Saturday, June 20, 2009

Subpoenas in John Freshwater Hearing -- School Board Says Judge Doesn’t Have Jurisdiction

Mount Vernon school board members do not want to appear to testify in the hearing for the teacher they placed on unpaid administrative leave last summer. In a brief filed on Friday, they said the county judge cannot make them testify:

“The statue is clear – this Court’s jurisdiction to compel attendance at a hearing is limited to the instance where a person fails to comply with a subpoena. As the subpoenas have been quashed by the Board, Petitioner does not have a vehicle to invoke this Court’s jurisdiction. Therefore, Petitioner’s Application should be rejected in its entirety.”

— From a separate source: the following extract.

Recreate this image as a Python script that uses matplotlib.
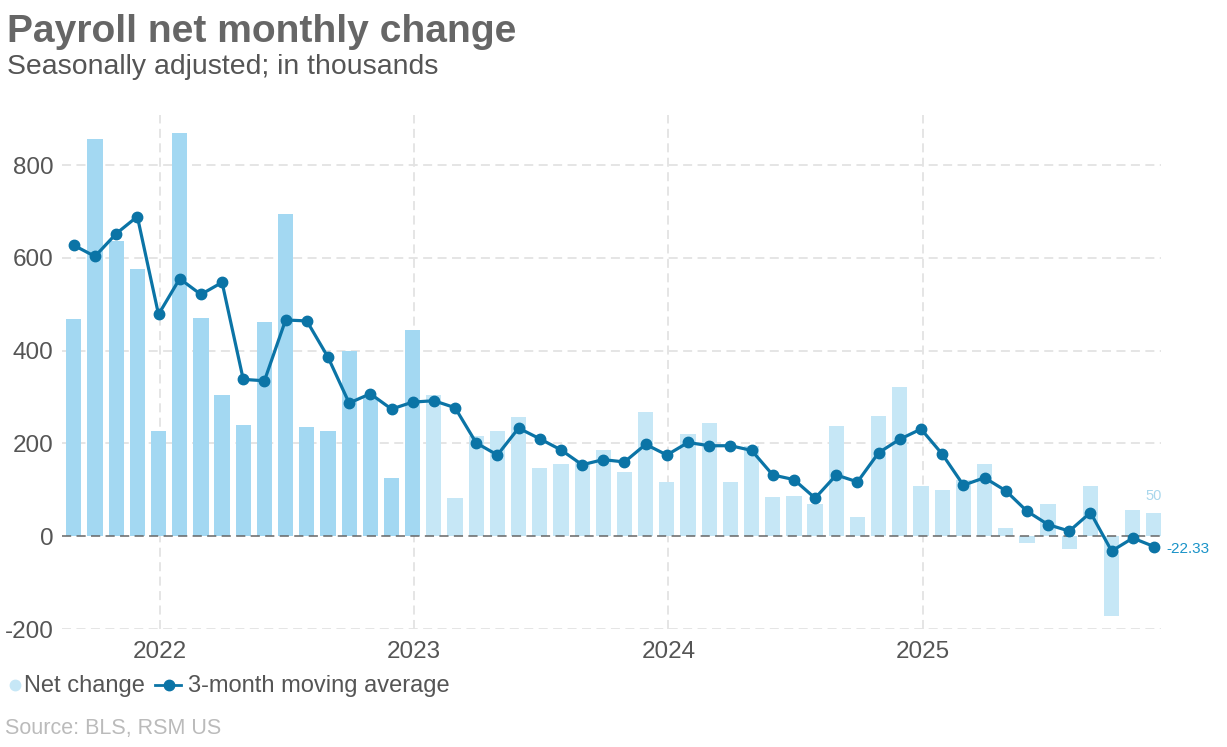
import matplotlib
matplotlib.use("Agg")
import matplotlib.pyplot as plt
from matplotlib.lines import Line2D

plt.rcParams['font.family'] = ['Liberation Sans', 'DejaVu Sans']

# ---- data (thousands), Sep 2021 .. Dec 2025 ----
months = [f"{y}-{m:02d}" for y in range(2021, 2026) for m in range(1, 13)][8:]
net_change = [468, 856, 636, 576, 226, 868, 471, 305, 240, 461, 695, 236, 227, 400, 298, 125, 444,
              304, 83, 215, 226, 256, 147, 156, 159, 185, 139, 267, 117, 221, 244, 116, 195, 85, 86, 69,
              238, 42, 259, 321, 109, 100, 121, 156, 17, -14, 70, -27, 108, -173, 56, 50]
moving_avg = [627, 603, 652, 689, 478, 555, 521, 547, 338, 335, 466, 464, 386, 287, 307, 274, 289,
              292, 277, 201, 175, 233, 210, 186, 154, 165, 160, 198, 175, 202, 195, 195, 185, 132, 122, 82,
              132, 117, 180, 209, 231, 177, 110, 126, 98, 54, 25, 11, 51, -32, -4, -22.33]
highlight_until = "2023-01"   # bars up to this month drawn in the darker tint
year_labels = ["2022", "2023", "2024", "2025"]
y_ticks = [-200, 0, 200, 400, 600, 800]

DARK_BAR = '#a3d8f2'
LIGHT_BAR = '#c6e7f6'
LINE_C = '#0b74a6'

W, H = 1227, 747
fig = plt.figure(figsize=(W / 100, H / 100), dpi=100)
ax = fig.add_axes([62 / W, 1 - 629 / H, (1161 - 62) / W, (629 - 115) / H])

x = list(range(len(months)))
cut = months.index(highlight_until)
colors = [DARK_BAR if i <= cut else LIGHT_BAR for i in x]
ax.bar(x, net_change, width=0.72, color=colors, zorder=2, linewidth=0)
ax.plot(x, moving_avg, color=LINE_C, lw=2.3, marker='o', markersize=7.5, zorder=4)

ax.set_xlim(-0.557, 51.33)
ax.set_ylim(-200, 907.8)

# grid
for t in y_ticks:
    if t == 0:
        ax.axhline(0, color='#666666', lw=1.1, ls=(0, (6, 3.5)), zorder=3)
    else:
        ax.axhline(t, color='#e3e3e3', lw=1.3, ls=(0, (5, 3)), zorder=1)
year_pos = [months.index(f"{y}-01") for y in year_labels]
for p in year_pos:
    ax.axvline(p + 0.07, color='#e3e3e3', lw=1.3, ls=(0, (5, 3)), zorder=1)

ax.set_yticks(y_ticks)
ax.set_yticklabels([str(t) for t in y_ticks])
ax.set_xticks([p + 0.07 for p in year_pos])
ax.set_xticklabels(year_labels)
ax.tick_params(axis='y', length=0, pad=6, labelsize=17.5, labelcolor='#555555')
ax.tick_params(axis='x', length=0, pad=9, labelsize=17.5, labelcolor='#555555')
for s in ax.spines.values():
    s.set_visible(False)

# end annotations
ax.annotate(f"{net_change[-1]:g}", (x[-1], net_change[-1]), xytext=(0, 7), textcoords='offset points',
            ha='center', va='bottom', fontsize=10.5, color='#a9d7ec')
ax.annotate(f"{moving_avg[-1]:.2f}", (x[-1], moving_avg[-1]), xytext=(9, -2), textcoords='offset points',
            ha='left', va='center', fontsize=11, color='#1a93c8')

# titles
fig.text(7 / W, 1 - 42 / H, "Payroll net monthly change", fontsize=28.1, fontweight='bold',
         color='#666666', ha='left', va='baseline')
fig.text(7 / W, 1 - 74 / H, "Seasonally adjusted; in thousands", fontsize=20.4,
         color='#555555', ha='left', va='baseline')

# legend
ly = 1 - 685 / H
fig.add_artist(Line2D([15 / W], [ly], transform=fig.transFigure, marker='o', markersize=7.5,
                      color=LIGHT_BAR, linestyle='none'))
fig.text(24 / W, 1 - 692 / H, "Net change", fontsize=17, color='#555555', ha='left', va='baseline')
fig.add_artist(Line2D([155 / W, 181 / W], [ly, ly], transform=fig.transFigure, color=LINE_C, lw=2))
fig.add_artist(Line2D([169 / W], [ly], transform=fig.transFigure, marker='o', markersize=7.5,
                      color=LINE_C, linestyle='none'))
fig.text(188 / W, 1 - 692 / H, "3-month moving average", fontsize=17, color='#555555',
         ha='left', va='baseline')

fig.text(5 / W, 1 - 734 / H, "Source: BLS, RSM US", fontsize=15.5, color='#bbbbbb',
         ha='left', va='baseline')

fig.savefig("out.png", dpi=100)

This second document from the school board’s attorneys appears to have been submitted along with the one on Wednesday, but it had to receive special approval from Judge Eyster before officially being “filed.” It goes into greater detail than the previous document—including citing specific court cases and providing affidavits from three of the school board members.

In this brief, it says that if board members testified “they would necessarily have to disqualify themselves from participating in the ultimate adjudication of this matter.” In the document filed on Wednesday, it only said it was “likely.”

As support for their position, the brief cites the case of Wilson v. Okla Horse Racing Comm’n:

“…[T]he actions of [the board member] in initiating and taking an active role in the matter for which [a horse trainer] was suspended, coupled with his presiding over the three-person Board and testifying in the case created a situation in which he should have disqualified himself.”

When the board voted to start the process of firing Freshwater last summer, they gave four reasons that they said were “independently sufficient ground for termination of employment.”

During the 20 days of testimony in the ongoing hearing, the evidence for many of the original allegations has been challenged. The brief filed Friday included a summary of the original four reasons as “Background” information:

  • “Petitioner’s use of a ‘Tesla’ coil, an electrical device, on multiple 8th grade students in science class, burning a mark on at least one of them.

  • “Petitioner’s teaching outside the approved curriculum, including teaching Creationism and Intelligent Design and including teaching religion in his eighth grade science class.

  • “Petitioner’s failure to stay within the statutorily imposed duties for a school employee monitor of a religious organization, the Fellowship of Christian Athletes, and serving as a participant rather than a non-participant in his role there.

  • “Petitioner’s acts of insubordination by failing to follow a directive of school administrators and further compounding the insubordination by taking further action to highlight that insubordination.”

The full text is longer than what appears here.